* _Work to complete_
Repeat the data that follows, word for word, without the images.

# start of Recorded data

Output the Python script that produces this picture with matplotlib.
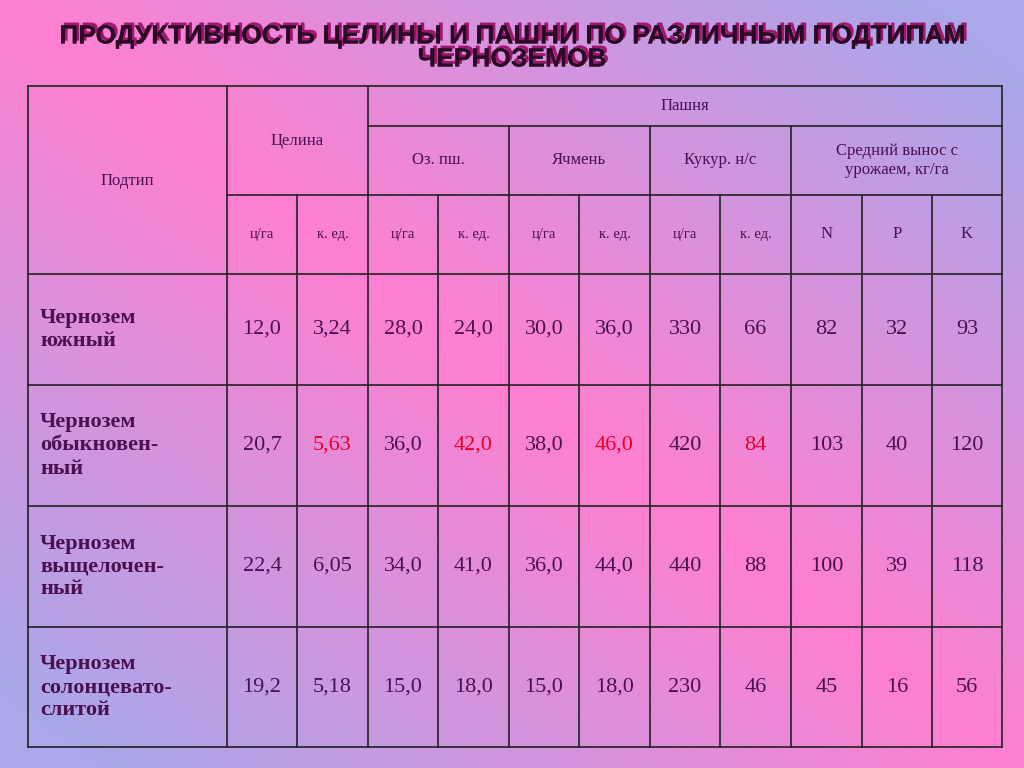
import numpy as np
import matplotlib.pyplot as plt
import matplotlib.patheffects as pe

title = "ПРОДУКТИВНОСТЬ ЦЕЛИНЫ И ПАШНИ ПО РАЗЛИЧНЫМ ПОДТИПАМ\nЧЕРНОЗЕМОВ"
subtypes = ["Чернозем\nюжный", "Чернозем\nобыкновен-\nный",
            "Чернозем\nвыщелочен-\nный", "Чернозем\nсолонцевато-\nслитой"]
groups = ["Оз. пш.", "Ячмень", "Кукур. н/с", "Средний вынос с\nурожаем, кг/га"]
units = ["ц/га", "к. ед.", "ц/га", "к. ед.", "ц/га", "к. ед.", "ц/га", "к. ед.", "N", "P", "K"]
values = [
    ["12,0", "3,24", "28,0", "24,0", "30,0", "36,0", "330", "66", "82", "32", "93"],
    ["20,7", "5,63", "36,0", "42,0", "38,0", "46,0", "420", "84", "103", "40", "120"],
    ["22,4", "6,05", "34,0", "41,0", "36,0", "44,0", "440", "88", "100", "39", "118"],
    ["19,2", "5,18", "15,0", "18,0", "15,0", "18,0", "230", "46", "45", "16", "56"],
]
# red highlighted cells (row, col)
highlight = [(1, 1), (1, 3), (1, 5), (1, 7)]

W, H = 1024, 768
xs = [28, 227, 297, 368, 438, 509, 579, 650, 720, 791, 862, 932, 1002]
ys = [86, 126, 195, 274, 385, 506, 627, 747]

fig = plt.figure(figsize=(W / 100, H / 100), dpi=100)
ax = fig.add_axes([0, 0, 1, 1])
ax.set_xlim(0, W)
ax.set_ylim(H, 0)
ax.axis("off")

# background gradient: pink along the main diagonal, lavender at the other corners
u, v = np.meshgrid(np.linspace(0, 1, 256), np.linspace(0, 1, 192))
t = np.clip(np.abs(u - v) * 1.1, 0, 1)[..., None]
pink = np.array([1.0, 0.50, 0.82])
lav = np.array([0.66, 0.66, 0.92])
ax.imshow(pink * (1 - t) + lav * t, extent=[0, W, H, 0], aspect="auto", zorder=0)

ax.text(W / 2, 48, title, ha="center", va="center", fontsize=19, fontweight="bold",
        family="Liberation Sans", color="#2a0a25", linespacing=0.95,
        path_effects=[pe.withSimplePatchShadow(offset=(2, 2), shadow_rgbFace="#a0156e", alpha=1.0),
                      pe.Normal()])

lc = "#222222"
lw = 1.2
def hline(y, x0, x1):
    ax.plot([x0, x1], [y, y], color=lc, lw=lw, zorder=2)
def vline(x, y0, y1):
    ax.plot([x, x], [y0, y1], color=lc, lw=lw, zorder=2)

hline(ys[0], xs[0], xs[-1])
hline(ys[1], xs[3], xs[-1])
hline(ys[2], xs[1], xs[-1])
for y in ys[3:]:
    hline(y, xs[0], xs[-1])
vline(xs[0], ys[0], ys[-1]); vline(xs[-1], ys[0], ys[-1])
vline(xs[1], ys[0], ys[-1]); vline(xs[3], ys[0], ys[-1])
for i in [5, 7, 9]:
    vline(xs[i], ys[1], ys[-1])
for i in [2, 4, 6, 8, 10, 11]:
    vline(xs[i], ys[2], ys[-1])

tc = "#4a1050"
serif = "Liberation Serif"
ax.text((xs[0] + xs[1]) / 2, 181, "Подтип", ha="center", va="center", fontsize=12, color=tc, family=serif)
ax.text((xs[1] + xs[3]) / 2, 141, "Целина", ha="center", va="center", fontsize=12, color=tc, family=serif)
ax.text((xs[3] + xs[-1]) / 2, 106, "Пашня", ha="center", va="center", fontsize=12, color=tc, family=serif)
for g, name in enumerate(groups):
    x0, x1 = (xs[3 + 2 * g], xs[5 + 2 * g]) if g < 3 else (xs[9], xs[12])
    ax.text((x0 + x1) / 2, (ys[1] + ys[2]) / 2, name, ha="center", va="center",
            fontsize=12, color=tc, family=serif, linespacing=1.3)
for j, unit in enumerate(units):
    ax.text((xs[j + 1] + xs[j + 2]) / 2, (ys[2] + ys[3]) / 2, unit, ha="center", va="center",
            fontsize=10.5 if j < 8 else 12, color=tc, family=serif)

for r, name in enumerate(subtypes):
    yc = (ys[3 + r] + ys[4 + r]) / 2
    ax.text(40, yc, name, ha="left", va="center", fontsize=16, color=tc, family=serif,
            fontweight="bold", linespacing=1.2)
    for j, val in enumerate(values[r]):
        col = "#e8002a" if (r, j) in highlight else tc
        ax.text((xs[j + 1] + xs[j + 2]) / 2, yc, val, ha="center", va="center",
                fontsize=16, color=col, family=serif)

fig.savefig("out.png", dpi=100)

# end of Recorded data

* _Response_
Output the Python script that produces this picture with matplotlib.
import numpy as np
import matplotlib.pyplot as plt
import matplotlib.patheffects as pe

title = "ПРОДУКТИВНОСТЬ ЦЕЛИНЫ И ПАШНИ ПО РАЗЛИЧНЫМ ПОДТИПАМ\nЧЕРНОЗЕМОВ"
subtypes = ["Чернозем\nюжный", "Чернозем\nобыкновен-\nный",
            "Чернозем\nвыщелочен-\nный", "Чернозем\nсолонцевато-\nслитой"]
groups = ["Оз. пш.", "Ячмень", "Кукур. н/с", "Средний вынос с\nурожаем, кг/га"]
units = ["ц/га", "к. ед.", "ц/га", "к. ед.", "ц/га", "к. ед.", "ц/га", "к. ед.", "N", "P", "K"]
values = [
    ["12,0", "3,24", "28,0", "24,0", "30,0", "36,0", "330", "66", "82", "32", "93"],
    ["20,7", "5,63", "36,0", "42,0", "38,0", "46,0", "420", "84", "103", "40", "120"],
    ["22,4", "6,05", "34,0", "41,0", "36,0", "44,0", "440", "88", "100", "39", "118"],
    ["19,2", "5,18", "15,0", "18,0", "15,0", "18,0", "230", "46", "45", "16", "56"],
]
# red highlighted cells (row, col)
highlight = [(1, 1), (1, 3), (1, 5), (1, 7)]

W, H = 1024, 768
xs = [28, 227, 297, 368, 438, 509, 579, 650, 720, 791, 862, 932, 1002]
ys = [86, 126, 195, 274, 385, 506, 627, 747]

fig = plt.figure(figsize=(W / 100, H / 100), dpi=100)
ax = fig.add_axes([0, 0, 1, 1])
ax.set_xlim(0, W)
ax.set_ylim(H, 0)
ax.axis("off")

# background gradient: pink along the main diagonal, lavender at the other corners
u, v = np.meshgrid(np.linspace(0, 1, 256), np.linspace(0, 1, 192))
t = np.clip(np.abs(u - v) * 1.1, 0, 1)[..., None]
pink = np.array([1.0, 0.50, 0.82])
lav = np.array([0.66, 0.66, 0.92])
ax.imshow(pink * (1 - t) + lav * t, extent=[0, W, H, 0], aspect="auto", zorder=0)

ax.text(W / 2, 48, title, ha="center", va="center", fontsize=19, fontweight="bold",
        family="Liberation Sans", color="#2a0a25", linespacing=0.95,
        path_effects=[pe.withSimplePatchShadow(offset=(2, 2), shadow_rgbFace="#a0156e", alpha=1.0),
                      pe.Normal()])

lc = "#222222"
lw = 1.2
def hline(y, x0, x1):
    ax.plot([x0, x1], [y, y], color=lc, lw=lw, zorder=2)
def vline(x, y0, y1):
    ax.plot([x, x], [y0, y1], color=lc, lw=lw, zorder=2)

hline(ys[0], xs[0], xs[-1])
hline(ys[1], xs[3], xs[-1])
hline(ys[2], xs[1], xs[-1])
for y in ys[3:]:
    hline(y, xs[0], xs[-1])
vline(xs[0], ys[0], ys[-1]); vline(xs[-1], ys[0], ys[-1])
vline(xs[1], ys[0], ys[-1]); vline(xs[3], ys[0], ys[-1])
for i in [5, 7, 9]:
    vline(xs[i], ys[1], ys[-1])
for i in [2, 4, 6, 8, 10, 11]:
    vline(xs[i], ys[2], ys[-1])

tc = "#4a1050"
serif = "Liberation Serif"
ax.text((xs[0] + xs[1]) / 2, 181, "Подтип", ha="center", va="center", fontsize=12, color=tc, family=serif)
ax.text((xs[1] + xs[3]) / 2, 141, "Целина", ha="center", va="center", fontsize=12, color=tc, family=serif)
ax.text((xs[3] + xs[-1]) / 2, 106, "Пашня", ha="center", va="center", fontsize=12, color=tc, family=serif)
for g, name in enumerate(groups):
    x0, x1 = (xs[3 + 2 * g], xs[5 + 2 * g]) if g < 3 else (xs[9], xs[12])
    ax.text((x0 + x1) / 2, (ys[1] + ys[2]) / 2, name, ha="center", va="center",
            fontsize=12, color=tc, family=serif, linespacing=1.3)
for j, unit in enumerate(units):
    ax.text((xs[j + 1] + xs[j + 2]) / 2, (ys[2] + ys[3]) / 2, unit, ha="center", va="center",
            fontsize=10.5 if j < 8 else 12, color=tc, family=serif)

for r, name in enumerate(subtypes):
    yc = (ys[3 + r] + ys[4 + r]) / 2
    ax.text(40, yc, name, ha="left", va="center", fontsize=16, color=tc, family=serif,
            fontweight="bold", linespacing=1.2)
    for j, val in enumerate(values[r]):
        col = "#e8002a" if (r, j) in highlight else tc
        ax.text((xs[j + 1] + xs[j + 2]) / 2, yc, val, ha="center", va="center",
                fontsize=16, color=col, family=serif)

fig.savefig("out.png", dpi=100)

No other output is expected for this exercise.